While the first See No Evil film makes a beeline for its ending, the literary counterpart takes time to flesh out the main characters and expound on scenes (crucial or otherwise). The task requires nearly a third of the book before the inmates and their supervisors even reach the Blackwell Hotel. Yet once they are inside the death trap, the author continues to profile the fodder. Foremost is Christine and Kira’s lock-up romance born out of loyalty and a mutual desire for security against their enemies behind bars. And unlike in the film, their sapphic relationship is confirmed. Meanwhile, Michael’s misogyny and bigotry are unmistakable in the novelization; his racial tension with the story’s one Black character, Tye (Michael J. Pagan), was omitted from the film along with the repeated sexual exploitation of Kira. These written depictions make their on-screen parallels appear relatively upright. That being said, by making certain characters so prickly and repulsive in the novelization, their rare heroic moments have more of an impact.

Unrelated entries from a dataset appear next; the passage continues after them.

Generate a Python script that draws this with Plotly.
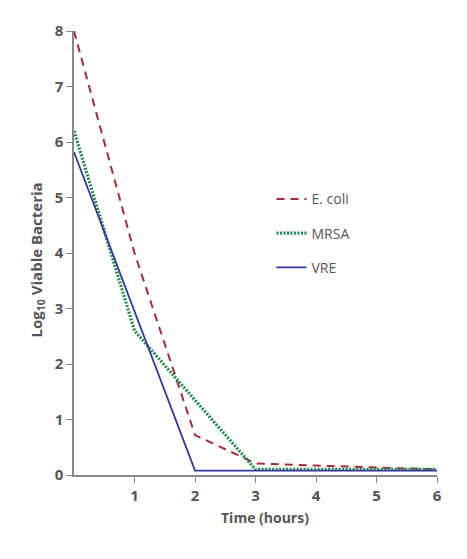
import plotly.graph_objects as go

hours = [0, 1, 2, 3, 4, 5, 6]
ecoli = [8.0, 4.0, 0.72, 0.21, 0.17, 0.13, 0.10]
mrsa = [6.2, 2.6, 1.35, 0.1, 0.1, 0.1, 0.1]
vre = [5.82, 2.95, 0.08, 0.08, 0.08, 0.08, 0.08]
x_ticks = [1, 2, 3, 4, 5, 6]
y_ticks = [0, 1, 2, 3, 4, 5, 6, 7, 8]

fig = go.Figure()
fig.add_trace(go.Scatter(x=hours, y=ecoli, mode="lines", name="E. coli", legendgroup="a",
                         line=dict(color="#a52a3c", width=2, dash="8px,6px")))
fig.add_trace(go.Scatter(x=hours, y=mrsa, mode="lines", name="MRSA", legendgroup="b",
                         line=dict(color="#1e8a4c", width=3.2, dash="2px,1.5px")))
fig.add_trace(go.Scatter(x=hours, y=vre, mode="lines", name="VRE", legendgroup="c",
                         line=dict(color="#35379a", width=1.8)))

axis_font = dict(family="Open Sans", size=15, color="#555555", weight="bold")
fig.update_layout(
    width=467, height=559,
    margin=dict(l=66, r=38, t=19, b=92),
    plot_bgcolor="white", paper_bgcolor="white",
    showlegend=True,
    legend=dict(x=0.544, y=0.657, xanchor="left", yanchor="top",
                font=dict(family="Open Sans", size=14, color="#555555"),
                tracegroupgap=13, bgcolor="rgba(0,0,0,0)"),
    xaxis=dict(range=[0, 6], tickvals=x_ticks, ticks="outside", ticklen=6,
               tickcolor="#888888", showline=True, linecolor="#888888", linewidth=1.5,
               showgrid=False, zeroline=False, tickfont=axis_font),
    yaxis=dict(range=[0, 8], tickvals=y_ticks, ticks="outside", ticklen=6,
               tickcolor="#888888", showline=True, linecolor="#888888", linewidth=1.5,
               showgrid=False, zeroline=False, tickfont=axis_font),
    annotations=[
        dict(text="Time (hours)", xref="paper", yref="paper", x=0.525, y=-0.096,
             xanchor="center", yanchor="middle", showarrow=False,
             font=dict(family="Open Sans", size=14, color="#555555", weight="bold")),
        dict(text="Log<sub>10</sub> Viable Bacteria", xref="paper", yref="paper", x=-0.102, y=0.4855,
             xanchor="center", yanchor="middle", showarrow=False, textangle=-90,
             font=dict(family="Open Sans", size=15, color="#555555", weight="bold")),
    ],
)

fig.write_html("out.html")
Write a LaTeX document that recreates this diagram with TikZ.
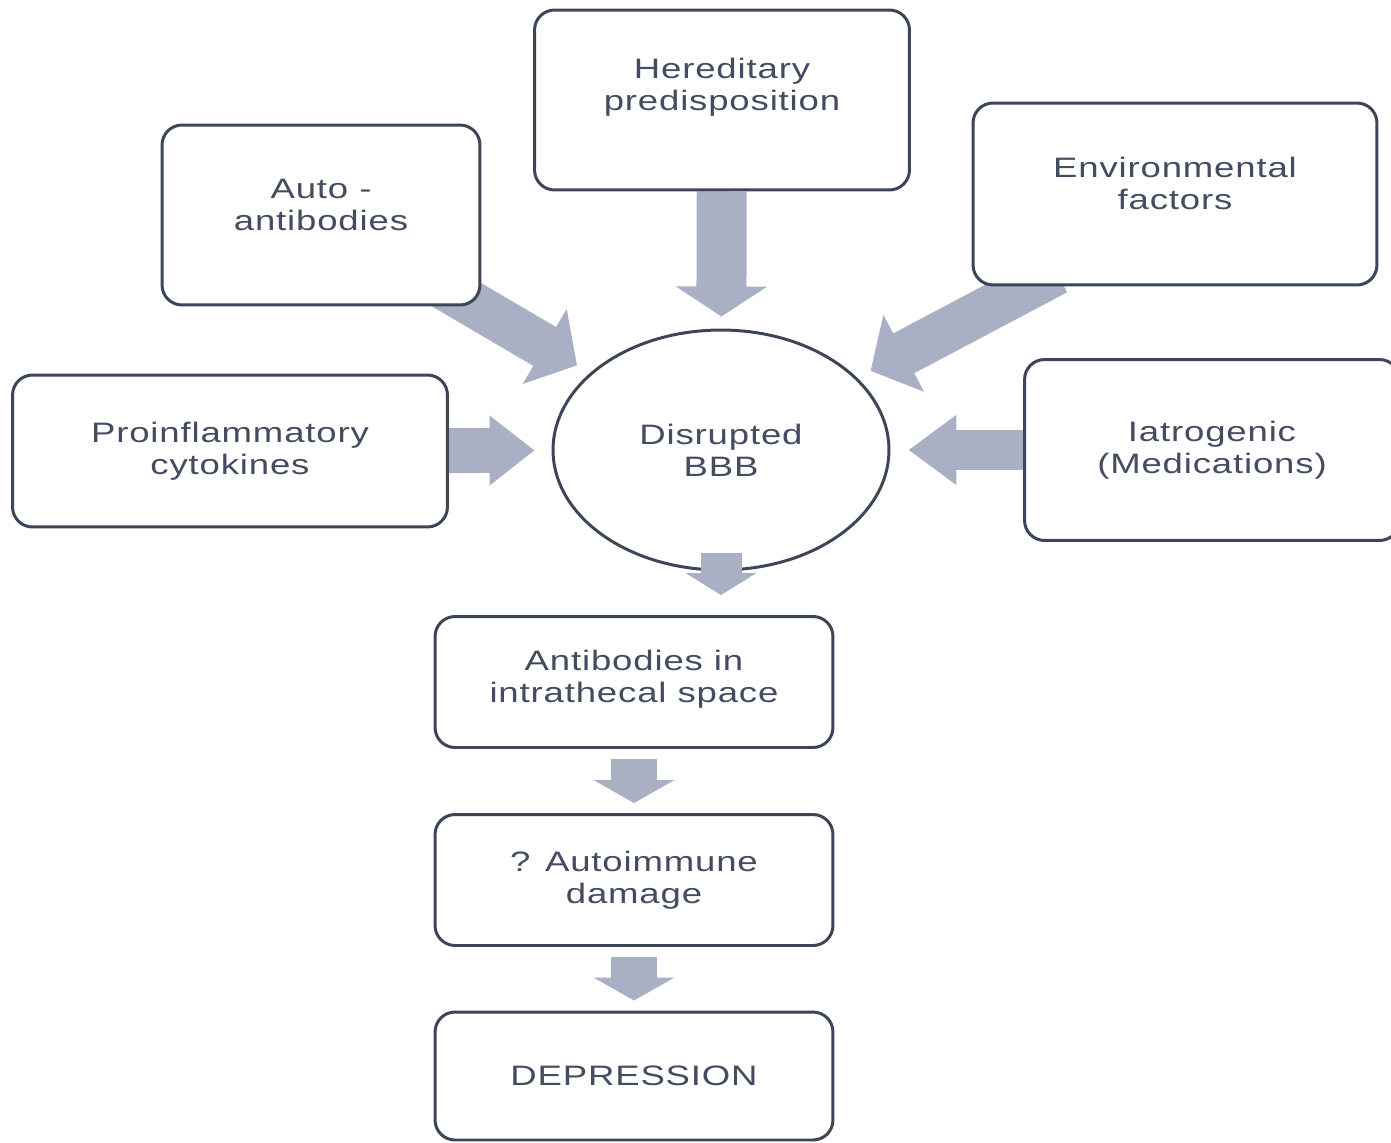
\documentclass[tikz,border=0pt]{standalone}
\usepackage{fontspec}
\newfontfamily\boxfont{Liberation Sans}[FakeStretch=1.3,LetterSpace=3]
\usetikzlibrary{arrows.meta,shapes.geometric,backgrounds}

\definecolor{boxline}{HTML}{3D4657}
\definecolor{boxtext}{HTML}{434C60}
\definecolor{arrowfill}{HTML}{AAB0C4}

\begin{document}
\begin{tikzpicture}[x = 0.02cm, y = -0.02cm,
	factor/.style = {draw = boxline, fill = white, line width = 1.7pt, rounded corners = 0.4cm,
		align = center, text = boxtext, font = \boxfont\fontsize{16}{18}\selectfont},
	lift/.style = {text depth = #1},
	flow/.style n args = {3}{draw = arrowfill, line width = #1,
		-{Triangle[width = #2, length = #3]}}]
	%	canvas
	\useasboundingbox (0, 0) rectangle (1391, 1142);
	
	%	causes
	\node[factor, lift = 0.62cm, minimum width = 7.5cm, minimum height = 3.6cm] (hered) at (722, 100) {Hereditary\\predisposition};
	\node[factor, lift = 0.4cm, minimum width = 6.36cm, minimum height = 3.6cm] (auto) at (321, 215) {Auto -\\antibodies};
	\node[factor, lift = 0.44cm, minimum width = 8.08cm, minimum height = 3.64cm] (env) at (1175, 194) {Environmental\\factors};
	\node[factor, minimum width = 8.7cm, minimum height = 3.04cm] (cyto) at (230, 451) {Proinflammatory\\cytokines};
	\node[factor, minimum width = 7.5cm, minimum height = 3.62cm] (iatro) at (1212, 450) {Iatrogenic\\(Medications)};
	
	%	barrier
	\node[factor, ellipse, inner sep = 0pt, minimum width = 6.72cm, minimum height = 4.8cm] (bbb) at (721, 450) {Disrupted\\BBB};
	
	%	chain
	\node[factor, lift = 0.22cm, minimum width = 7.96cm, minimum height = 2.62cm] (intra) at (634, 682) {Antibodies in\\intrathecal space};
	\node[factor, minimum width = 7.96cm, minimum height = 2.62cm] (damage) at (634, 880) {? Autoimmune\\damage};
	\node[factor, minimum width = 7.96cm, minimum height = 2.56cm] (dep) at (634, 1076) {DEPRESSION};
	
	\begin{scope}[on background layer]
	%	arrows into the barrier
	\draw[flow = {1cm}{1.8cm}{0.6cm}, shorten > = 0.24cm] (hered) -- (bbb);
	\draw[flow = {0.9cm}{1.7cm}{0.75cm}, shorten < = -0.8cm, shorten > = 0.3cm] (auto) -- (bbb);
	\draw[flow = {0.9cm}{1.7cm}{0.75cm}, shorten < = -0.6cm, shorten > = 0.3cm] ([xshift = -2.9cm]env.south) -- (bbb);
	\draw[flow = {0.9cm}{1.34cm}{0.9cm}, shorten > = 0.34cm] (cyto) -- (bbb);
	\draw[flow = {0.8cm}{1.34cm}{0.96cm}, shorten > = 0.36cm] (iatro) -- (bbb);
	\end{scope}
	
	%	arrows down the chain
	\draw[flow = {0.82cm}{1.4cm}{0.44cm}, shorten < = -0.36cm, shorten > = 0.4cm] (bbb.south) -- (bbb.south |- intra.north);
	\draw[flow = {0.92cm}{1.6cm}{0.46cm}, shorten < = 0.2cm, shorten > = 0.2cm] (intra) -- (damage);
	\draw[flow = {0.92cm}{1.6cm}{0.46cm}, shorten < = 0.2cm, shorten > = 0.2cm] (damage) -- (dep);
\end{tikzpicture}
\end{document}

Madigan’s book offers greater insight into Goodnight’s disturbed mind and harrowing early years. As a boy, his mother regularly doled out barbaric punishments, including pouring boiling water onto his “dangling bits” if he ever “sinned.” The routine maltreatment in which Goodnight endured makes him somewhat sympathetic in the novelization. Also missing from the film is an entire character: a back-alley doctor named Miles Bennell. It was he who patched up Goodnight after Williams’ desperate but well-aimed bullet made contact in the story’s introduction. Over time, this drunkard’s sloppy surgery led to the purulent, maggot-infested head wound that, undoubtedly, impaired the hulking villain’s cognitive functions and fueled his violent delusions.

See No Evil

Image: Dan Madigan’s novelization for See No Evil.

An additional and underlying evil in the novelization, the Blackwell’s original owner, is revealed through random flashbacks. The author described the hotel’s namesake, Langley Blackwell, as a deviant who took sick pleasure in defiling others (personally or vicariously). His vile deeds left a dark stain on the Blackwell, which makes it a perfect home for someone like Jacob Goodnight. This notion is not so apparent in the film, and the tie-in adaptation says it in a roundabout way, but the building is haunted by its past. While literal ghosts do not roam these corridors, Blackwell’s lingering depravity courses through every square inch of this ill-reputed establishment and influences those who stay too long.

The selling point of See No Evil back then was undeniably Kane. However, fans might have been disappointed to see the wrestler in a lurking and taciturn role. The focus on unpleasant, paper-thin “teenagers” probably did not help opinions, either. Nevertheless, the first film is a watchable and, at times, well-made straggler found in the first slasher revival’s death throes. A modest budget made the decent production values possible, and the director’s history with music videos allowed the film a shred of style. For meatier characterization and a harder demonstration of the story’s dog-eat-dog theme, though, the novelization is worth seeking out.

Jen and Sylvia Soska, collectively The Soska Sisters, were put in charge of 2014’s See No Evil 2. This direct continuation arrived just in time for Halloween, which is fitting considering its obvious inspiration. In place of the nearly deserted hospital in Halloween II is an unlucky morgue receiving all the bodies from the Blackwell massacre. Familiar face Danielle Harris played the ostensible final girl, a coroner whose surprise birthday party is crashed by the  resurrected God’s Hand Killer. In an effort to deliver uncomplicated thrills, the Soskas toned down the previous film’s heavy mythos and religious trauma, as well as threw in characters worth rooting for. This sequel, while more straightforward than innovative, pulls no punches and even goes out on a dark note.

The chances of seeing another See No Evil with Kane attached are low, especially now with Glenn Jacobs focusing on a political career. Yet there is no telling if Jacob Goodnight is actually gone, or if he is just playing dead.

See No Evil

Image: Katharine Isabelle and Lee Majdouba’s characters don’t notice Kane’s Jacob Goodnight character is behind them in See No Evil 2.